Although Nixon was responsible for the direction of his Indian policy, the implementation and specifics were largely carried out by his White House staff. However, in 1969, Nixon was forced to involve himself in an unforeseen crisis. In an effort to protest a policy of terminating Indian reservations and relocating inhabitants to urban areas, a group of American Indians boated to the abandoned island of Alcatraz in the San Francisco Bay. The occupiers, calling themselves "Indians of All Tribes," were led by Richard Oakes, a Native American and student at San Francisco State College. The vast majority of his companions were Native American university students.
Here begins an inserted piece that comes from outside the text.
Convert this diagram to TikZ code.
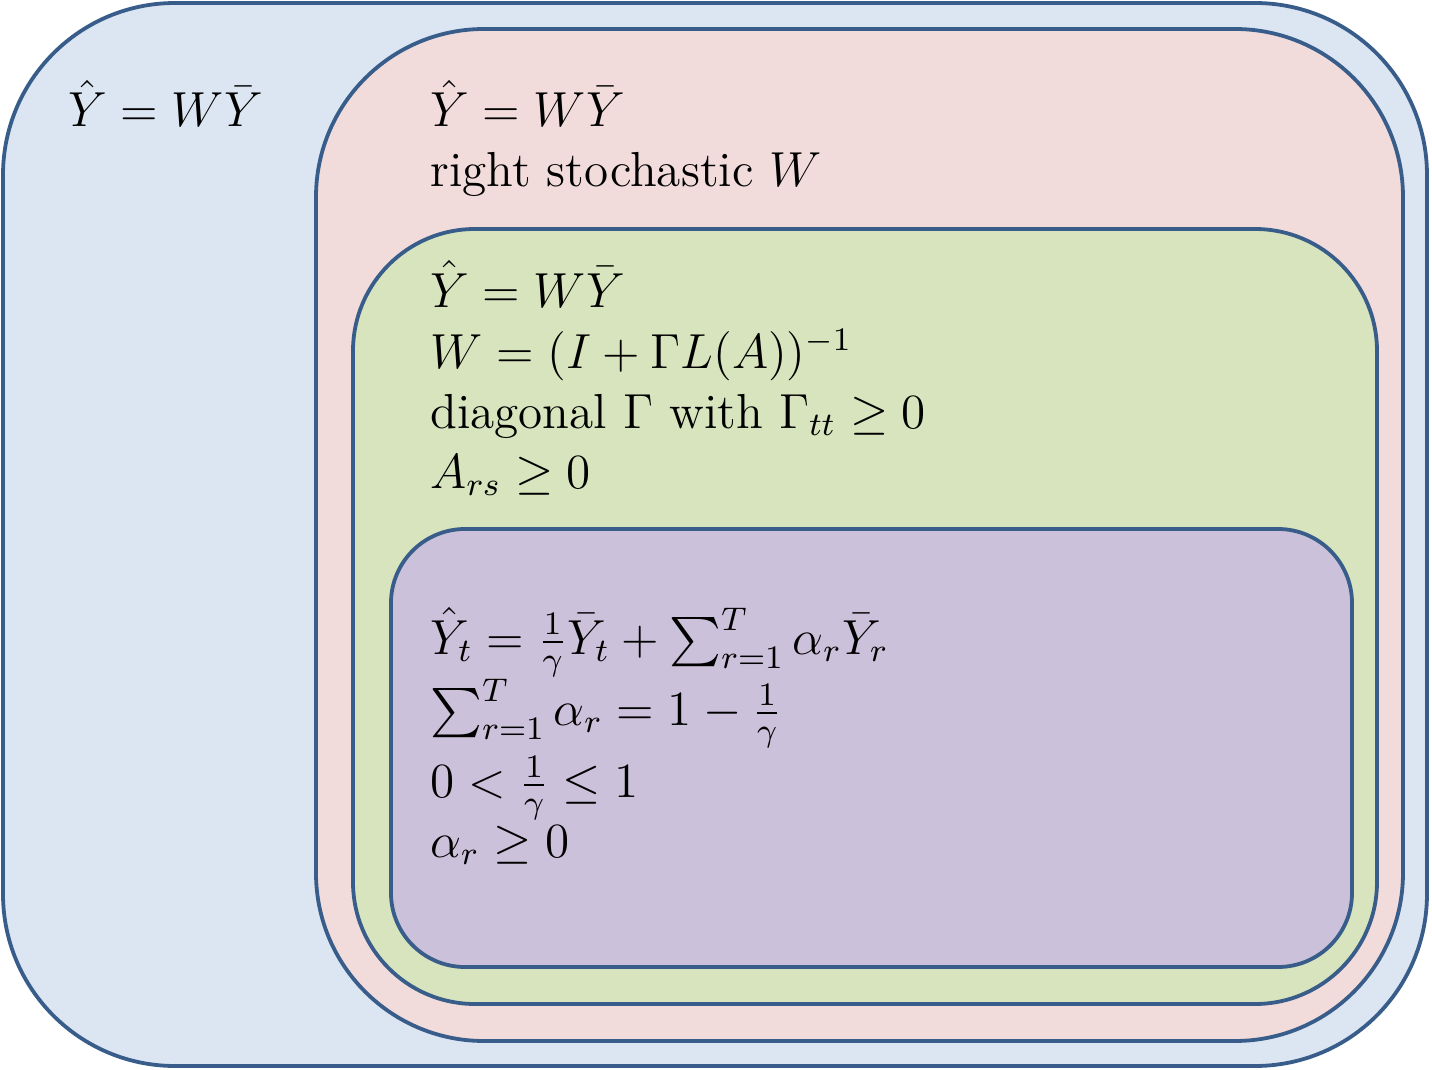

The White House refused to cave to the protesters but would not forcibly remove them either. Rather, the Nixon administration sought to respond through increased reform efforts in regard to Indian policy. The occupation lasted until 1971. In that time period, President Nixon signed 52 Congressional legislative measures on behalf of American Indians to support tribal self-rule. In addition, President Nixon increased the BIA budget by 225 percent, doubled funds for Indian health care, and established the Office of Indian Water Rights. However, the primary concerns of the "Indians of All Tribes" were not addressed. The administration insisted that urban Indians form federally-recognized tribes, and use regular social service from the state and local agencies, not the BIA. President Nixon's inability to effectively reform the BIA would result in increased Indian activism and protest.

=== Standoff at Wounded Knee ===

The policy of President Nixon created a schism in the Indian leadership. Radical urban groups such as the American Indian Movement (AIM) actively opposed the BIA. In 1972, AIM members occupied the BIA building in Washington, D.C. Adopting once again a policy of restraint, the Nixon administration negotiated with the AIM for their peaceful departure. The elected tribal leaders disagreed with the tactics of civil disobedience employed by AIM. They viewed AIM as a destructive organization, while AIM perceived tribal leaders as weak and unfit to provide substantial change. This conflict came to a head in 1973 when 200 members of AIM converged on Wounded Knee at the Pine Ridge Reservation in South Dakota. The conflict at Wounded Knee led to the impeachment of the Oglala Lakota (Sioux) tribal chairman, Richard Wilson, who was considered corrupt by many elders and traditional members of the tribe, including those associated with AIM. Furthermore, AIM leaders disliked the existing tribal government because it had been established under the IRA of 1934. AIM took Wounded Knee by force and proclaimed an independent Sioux nation. In response, Richard Wilson threatened to invade Wounded Knee and violently eject all AIM members. U.S. Marshals, FBI agents, and BIA police were deployed to Pine Ridge Reservation to defuse the situation. However, the standoff would continue for another three months until negotiations between President Nixon's representative, Leonard Garment, and AIM leaders, Dennis Banks and Carter Camp, reached an agreement. The occupiers surrendered their arms in exchange for an investigation of Wilson's management of the Pine Ridge Reservation. Once more, the Nixon administration had used restraint and patience in a potentially violent situation.

The Nixon administration hardened its policy toward AIM in the wake of the standoff at Wounded Knee. At the same time, Nixon's relative progressivism toward Indian affairs became stronger. Between 1973 and 1975, Congress, with the help of Senator Jackson, passed a series of significant reforms to U.S. Indian policy.